Entries with chart source code

## Begin

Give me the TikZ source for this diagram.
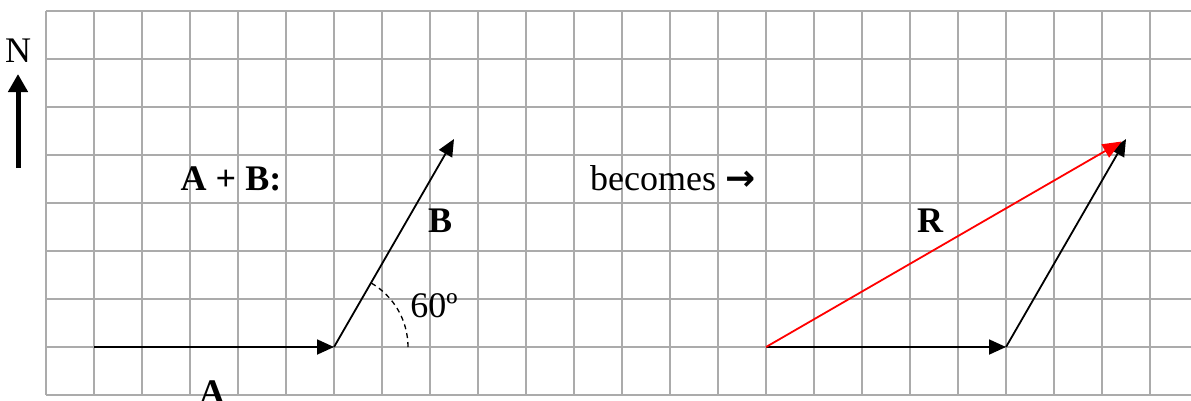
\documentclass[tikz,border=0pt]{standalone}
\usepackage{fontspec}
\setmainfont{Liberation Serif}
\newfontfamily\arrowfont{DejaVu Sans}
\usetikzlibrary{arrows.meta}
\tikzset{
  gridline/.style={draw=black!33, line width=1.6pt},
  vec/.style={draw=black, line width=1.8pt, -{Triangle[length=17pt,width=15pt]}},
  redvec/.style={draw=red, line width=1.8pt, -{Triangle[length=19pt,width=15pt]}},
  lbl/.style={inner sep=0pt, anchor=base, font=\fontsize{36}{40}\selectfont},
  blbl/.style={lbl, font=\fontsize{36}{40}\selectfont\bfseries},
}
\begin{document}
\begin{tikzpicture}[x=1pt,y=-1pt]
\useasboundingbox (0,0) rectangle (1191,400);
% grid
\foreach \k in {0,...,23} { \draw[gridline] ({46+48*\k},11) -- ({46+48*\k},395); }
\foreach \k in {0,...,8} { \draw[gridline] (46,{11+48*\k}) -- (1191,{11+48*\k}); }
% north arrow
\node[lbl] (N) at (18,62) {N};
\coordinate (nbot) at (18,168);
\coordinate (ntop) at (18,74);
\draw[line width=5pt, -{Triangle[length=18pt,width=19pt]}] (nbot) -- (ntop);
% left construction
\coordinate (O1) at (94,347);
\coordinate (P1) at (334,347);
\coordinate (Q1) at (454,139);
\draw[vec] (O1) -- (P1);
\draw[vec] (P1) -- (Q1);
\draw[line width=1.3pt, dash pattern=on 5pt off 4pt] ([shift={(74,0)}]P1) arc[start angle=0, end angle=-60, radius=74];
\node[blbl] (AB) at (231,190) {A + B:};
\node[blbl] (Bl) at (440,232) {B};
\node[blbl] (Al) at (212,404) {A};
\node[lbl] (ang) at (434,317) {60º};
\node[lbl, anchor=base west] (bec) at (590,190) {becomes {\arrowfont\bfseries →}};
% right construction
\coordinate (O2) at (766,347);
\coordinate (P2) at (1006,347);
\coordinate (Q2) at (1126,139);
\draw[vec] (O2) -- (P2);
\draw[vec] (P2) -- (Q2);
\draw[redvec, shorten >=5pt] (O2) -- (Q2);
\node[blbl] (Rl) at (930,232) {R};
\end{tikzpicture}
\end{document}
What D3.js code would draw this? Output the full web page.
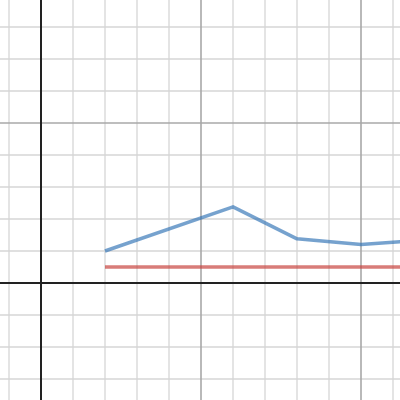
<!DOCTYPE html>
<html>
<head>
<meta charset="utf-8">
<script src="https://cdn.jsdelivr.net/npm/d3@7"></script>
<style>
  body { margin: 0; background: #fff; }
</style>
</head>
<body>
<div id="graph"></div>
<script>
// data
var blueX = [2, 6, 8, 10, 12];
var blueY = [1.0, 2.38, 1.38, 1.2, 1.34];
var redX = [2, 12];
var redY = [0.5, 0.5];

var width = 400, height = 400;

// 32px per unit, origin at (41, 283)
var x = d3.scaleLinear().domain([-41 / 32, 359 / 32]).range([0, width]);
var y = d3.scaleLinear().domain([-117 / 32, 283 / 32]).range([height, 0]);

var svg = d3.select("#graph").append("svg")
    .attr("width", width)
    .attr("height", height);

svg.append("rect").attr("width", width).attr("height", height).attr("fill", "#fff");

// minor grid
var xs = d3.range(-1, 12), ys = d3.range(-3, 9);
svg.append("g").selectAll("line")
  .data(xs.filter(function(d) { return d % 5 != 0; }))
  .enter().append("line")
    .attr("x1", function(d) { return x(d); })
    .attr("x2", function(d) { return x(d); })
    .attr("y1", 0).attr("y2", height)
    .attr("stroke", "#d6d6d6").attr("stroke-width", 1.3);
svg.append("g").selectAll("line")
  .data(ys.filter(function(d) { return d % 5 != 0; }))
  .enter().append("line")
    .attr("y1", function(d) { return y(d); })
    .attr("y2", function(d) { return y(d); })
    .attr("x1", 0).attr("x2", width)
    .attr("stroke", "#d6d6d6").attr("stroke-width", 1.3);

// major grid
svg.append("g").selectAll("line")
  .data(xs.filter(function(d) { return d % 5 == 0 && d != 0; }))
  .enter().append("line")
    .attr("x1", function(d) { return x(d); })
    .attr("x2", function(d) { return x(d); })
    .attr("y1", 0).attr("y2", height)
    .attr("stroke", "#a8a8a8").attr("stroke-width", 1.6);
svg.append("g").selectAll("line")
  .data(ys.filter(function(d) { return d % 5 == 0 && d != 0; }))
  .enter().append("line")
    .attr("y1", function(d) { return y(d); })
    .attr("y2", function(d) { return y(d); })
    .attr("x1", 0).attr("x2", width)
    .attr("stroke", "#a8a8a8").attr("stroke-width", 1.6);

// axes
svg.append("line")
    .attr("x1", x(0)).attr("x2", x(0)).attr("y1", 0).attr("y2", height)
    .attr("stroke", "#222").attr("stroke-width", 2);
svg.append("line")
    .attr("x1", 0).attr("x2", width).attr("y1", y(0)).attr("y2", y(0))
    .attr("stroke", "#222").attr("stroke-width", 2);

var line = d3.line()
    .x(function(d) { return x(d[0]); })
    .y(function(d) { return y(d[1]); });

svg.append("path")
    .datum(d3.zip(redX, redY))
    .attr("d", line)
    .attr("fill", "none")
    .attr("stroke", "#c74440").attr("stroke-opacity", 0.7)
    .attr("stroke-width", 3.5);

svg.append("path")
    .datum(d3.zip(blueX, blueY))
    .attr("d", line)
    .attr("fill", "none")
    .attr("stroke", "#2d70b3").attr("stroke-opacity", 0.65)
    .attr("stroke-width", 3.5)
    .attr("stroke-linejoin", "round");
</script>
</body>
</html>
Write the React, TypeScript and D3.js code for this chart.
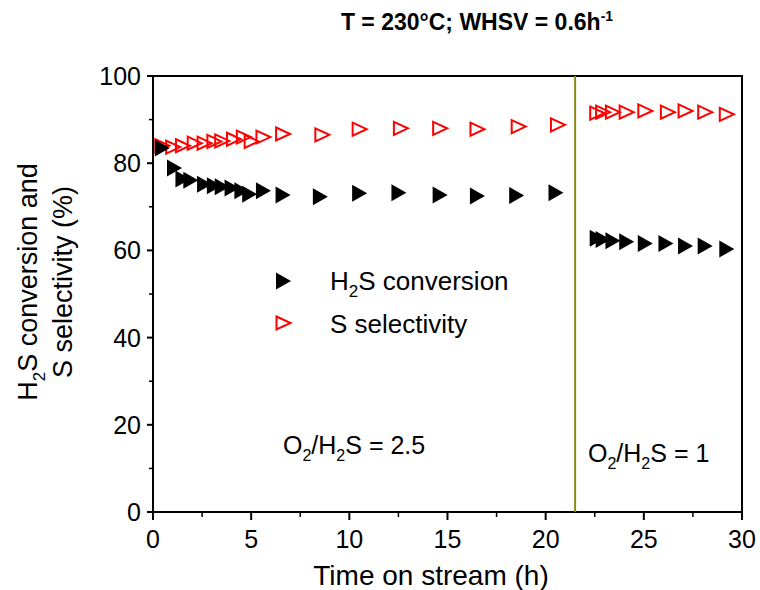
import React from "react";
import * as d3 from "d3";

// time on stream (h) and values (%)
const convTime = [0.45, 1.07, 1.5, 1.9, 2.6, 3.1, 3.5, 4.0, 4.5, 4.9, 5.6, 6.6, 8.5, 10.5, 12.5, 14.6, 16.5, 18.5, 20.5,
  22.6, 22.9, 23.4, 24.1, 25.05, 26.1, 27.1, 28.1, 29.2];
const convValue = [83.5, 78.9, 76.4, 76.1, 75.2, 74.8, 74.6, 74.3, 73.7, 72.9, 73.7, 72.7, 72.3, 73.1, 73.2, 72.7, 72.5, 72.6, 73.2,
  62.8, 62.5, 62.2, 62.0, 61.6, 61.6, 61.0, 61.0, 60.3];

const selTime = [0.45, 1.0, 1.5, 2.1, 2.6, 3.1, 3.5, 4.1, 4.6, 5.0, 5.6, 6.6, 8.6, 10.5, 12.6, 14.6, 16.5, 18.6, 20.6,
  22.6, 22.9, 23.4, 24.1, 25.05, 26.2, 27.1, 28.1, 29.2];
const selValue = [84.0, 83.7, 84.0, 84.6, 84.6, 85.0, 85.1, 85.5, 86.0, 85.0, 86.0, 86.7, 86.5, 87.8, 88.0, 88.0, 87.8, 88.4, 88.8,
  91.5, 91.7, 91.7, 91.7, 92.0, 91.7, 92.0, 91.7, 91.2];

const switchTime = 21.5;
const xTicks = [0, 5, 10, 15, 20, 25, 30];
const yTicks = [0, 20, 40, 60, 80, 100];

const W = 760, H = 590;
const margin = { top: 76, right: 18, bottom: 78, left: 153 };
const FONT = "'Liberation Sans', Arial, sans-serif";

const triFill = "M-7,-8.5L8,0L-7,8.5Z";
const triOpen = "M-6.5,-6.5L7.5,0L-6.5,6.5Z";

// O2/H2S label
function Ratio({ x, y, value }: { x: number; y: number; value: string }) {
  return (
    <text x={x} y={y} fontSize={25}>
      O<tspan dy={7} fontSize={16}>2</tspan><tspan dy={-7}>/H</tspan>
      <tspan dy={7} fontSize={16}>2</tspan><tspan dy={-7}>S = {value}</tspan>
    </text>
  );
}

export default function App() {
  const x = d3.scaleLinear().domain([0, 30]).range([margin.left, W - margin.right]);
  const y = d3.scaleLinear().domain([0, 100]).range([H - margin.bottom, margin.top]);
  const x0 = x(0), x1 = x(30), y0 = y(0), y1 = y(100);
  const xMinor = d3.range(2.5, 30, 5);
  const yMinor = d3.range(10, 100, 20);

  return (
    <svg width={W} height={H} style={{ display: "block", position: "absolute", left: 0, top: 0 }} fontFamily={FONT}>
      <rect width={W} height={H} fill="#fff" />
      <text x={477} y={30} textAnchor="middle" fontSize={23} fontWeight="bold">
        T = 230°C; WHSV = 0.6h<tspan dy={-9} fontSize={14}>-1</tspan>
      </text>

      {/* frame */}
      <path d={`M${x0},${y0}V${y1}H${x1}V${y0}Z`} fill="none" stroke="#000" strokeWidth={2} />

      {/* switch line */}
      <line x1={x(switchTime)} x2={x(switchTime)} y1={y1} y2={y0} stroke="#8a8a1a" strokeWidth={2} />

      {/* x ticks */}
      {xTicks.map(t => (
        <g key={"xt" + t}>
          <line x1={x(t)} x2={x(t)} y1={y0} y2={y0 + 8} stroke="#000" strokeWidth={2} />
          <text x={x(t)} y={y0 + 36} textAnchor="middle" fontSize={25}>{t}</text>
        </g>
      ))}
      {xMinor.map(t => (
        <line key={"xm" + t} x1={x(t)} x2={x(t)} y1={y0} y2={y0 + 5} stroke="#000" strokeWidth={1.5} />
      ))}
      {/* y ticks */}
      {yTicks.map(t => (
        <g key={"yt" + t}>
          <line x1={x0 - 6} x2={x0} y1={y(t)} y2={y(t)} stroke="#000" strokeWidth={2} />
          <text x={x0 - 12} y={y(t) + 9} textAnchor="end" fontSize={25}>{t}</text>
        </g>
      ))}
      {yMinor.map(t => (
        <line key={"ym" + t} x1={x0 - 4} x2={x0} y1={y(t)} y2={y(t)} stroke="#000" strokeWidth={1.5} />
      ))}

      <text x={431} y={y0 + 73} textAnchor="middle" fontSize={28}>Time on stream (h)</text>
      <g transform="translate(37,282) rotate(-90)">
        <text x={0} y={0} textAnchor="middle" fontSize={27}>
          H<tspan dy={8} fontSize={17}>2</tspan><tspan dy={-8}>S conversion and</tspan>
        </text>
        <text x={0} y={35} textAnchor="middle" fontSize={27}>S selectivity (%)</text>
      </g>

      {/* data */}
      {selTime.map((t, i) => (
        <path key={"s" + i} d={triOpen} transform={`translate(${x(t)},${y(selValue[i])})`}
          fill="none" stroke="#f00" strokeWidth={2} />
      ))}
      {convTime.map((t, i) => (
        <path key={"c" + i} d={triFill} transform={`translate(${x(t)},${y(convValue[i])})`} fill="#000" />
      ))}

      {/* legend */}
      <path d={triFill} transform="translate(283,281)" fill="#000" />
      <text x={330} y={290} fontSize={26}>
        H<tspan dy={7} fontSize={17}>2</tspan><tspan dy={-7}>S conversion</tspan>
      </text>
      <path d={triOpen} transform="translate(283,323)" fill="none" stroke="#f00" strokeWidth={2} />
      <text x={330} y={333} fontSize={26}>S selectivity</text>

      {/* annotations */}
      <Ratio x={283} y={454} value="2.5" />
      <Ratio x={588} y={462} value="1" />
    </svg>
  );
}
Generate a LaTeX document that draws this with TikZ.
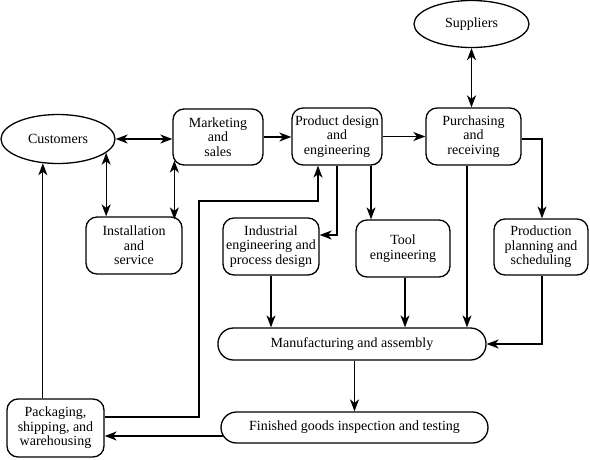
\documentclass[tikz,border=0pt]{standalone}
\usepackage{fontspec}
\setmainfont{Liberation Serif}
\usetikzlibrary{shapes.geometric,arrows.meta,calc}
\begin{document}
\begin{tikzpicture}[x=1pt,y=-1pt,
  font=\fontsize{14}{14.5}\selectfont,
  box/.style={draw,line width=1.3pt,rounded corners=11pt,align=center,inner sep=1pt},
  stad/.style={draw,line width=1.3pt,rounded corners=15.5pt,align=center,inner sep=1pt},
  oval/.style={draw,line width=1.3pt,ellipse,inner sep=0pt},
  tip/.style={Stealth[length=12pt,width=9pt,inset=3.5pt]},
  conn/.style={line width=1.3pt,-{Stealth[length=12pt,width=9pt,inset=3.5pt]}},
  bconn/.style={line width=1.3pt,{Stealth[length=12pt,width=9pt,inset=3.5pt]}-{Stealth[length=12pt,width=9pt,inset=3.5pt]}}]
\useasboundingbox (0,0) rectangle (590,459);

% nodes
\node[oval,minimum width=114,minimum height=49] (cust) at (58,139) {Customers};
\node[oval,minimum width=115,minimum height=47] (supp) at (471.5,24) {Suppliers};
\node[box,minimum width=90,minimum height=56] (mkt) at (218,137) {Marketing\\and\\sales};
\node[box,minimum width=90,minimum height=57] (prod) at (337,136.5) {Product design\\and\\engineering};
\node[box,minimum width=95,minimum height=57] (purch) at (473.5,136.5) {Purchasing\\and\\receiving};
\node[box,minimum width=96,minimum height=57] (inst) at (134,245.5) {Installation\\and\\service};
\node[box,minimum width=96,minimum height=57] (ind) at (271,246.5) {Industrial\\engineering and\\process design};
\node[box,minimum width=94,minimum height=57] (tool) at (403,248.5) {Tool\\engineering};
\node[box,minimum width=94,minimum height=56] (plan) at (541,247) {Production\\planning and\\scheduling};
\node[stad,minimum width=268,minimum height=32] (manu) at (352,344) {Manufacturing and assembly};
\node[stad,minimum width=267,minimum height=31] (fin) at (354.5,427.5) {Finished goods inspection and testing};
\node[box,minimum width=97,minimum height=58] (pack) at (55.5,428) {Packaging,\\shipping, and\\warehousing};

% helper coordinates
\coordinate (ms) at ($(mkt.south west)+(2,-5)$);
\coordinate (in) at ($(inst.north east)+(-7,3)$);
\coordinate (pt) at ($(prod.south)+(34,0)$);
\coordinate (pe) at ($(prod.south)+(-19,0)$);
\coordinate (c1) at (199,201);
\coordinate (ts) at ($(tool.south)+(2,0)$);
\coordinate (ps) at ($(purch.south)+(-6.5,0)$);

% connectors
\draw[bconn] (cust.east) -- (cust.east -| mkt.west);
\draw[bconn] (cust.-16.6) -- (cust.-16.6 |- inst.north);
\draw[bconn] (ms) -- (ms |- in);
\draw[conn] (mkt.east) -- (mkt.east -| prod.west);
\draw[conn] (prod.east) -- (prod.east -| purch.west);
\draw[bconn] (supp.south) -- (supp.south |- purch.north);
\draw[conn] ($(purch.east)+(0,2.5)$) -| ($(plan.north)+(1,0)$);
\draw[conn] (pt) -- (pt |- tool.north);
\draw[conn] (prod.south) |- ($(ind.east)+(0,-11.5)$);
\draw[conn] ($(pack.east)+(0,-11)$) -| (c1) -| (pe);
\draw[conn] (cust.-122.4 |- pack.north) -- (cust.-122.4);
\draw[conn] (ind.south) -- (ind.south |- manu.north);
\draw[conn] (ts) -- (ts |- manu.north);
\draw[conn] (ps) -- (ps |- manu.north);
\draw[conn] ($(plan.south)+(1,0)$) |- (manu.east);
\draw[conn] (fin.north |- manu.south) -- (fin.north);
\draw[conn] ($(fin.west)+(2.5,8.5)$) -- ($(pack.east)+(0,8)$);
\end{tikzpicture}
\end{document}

## End

__AIM__: Taking the entries above, extract every line from the one bearing "What D3.js code" through the one bearing "var width = 400, height = 400;", exactly, with no pictures.

__REPLY__:
What D3.js code would draw this? Output the full web page.
<!DOCTYPE html>
<html>
<head>
<meta charset="utf-8">
<script src="https://cdn.jsdelivr.net/npm/d3@7"></script>
<style>
  body { margin: 0; background: #fff; }
</style>
</head>
<body>
<div id="graph"></div>
<script>
// data
var blueX = [2, 6, 8, 10, 12];
var blueY = [1.0, 2.38, 1.38, 1.2, 1.34];
var redX = [2, 12];
var redY = [0.5, 0.5];

var width = 400, height = 400;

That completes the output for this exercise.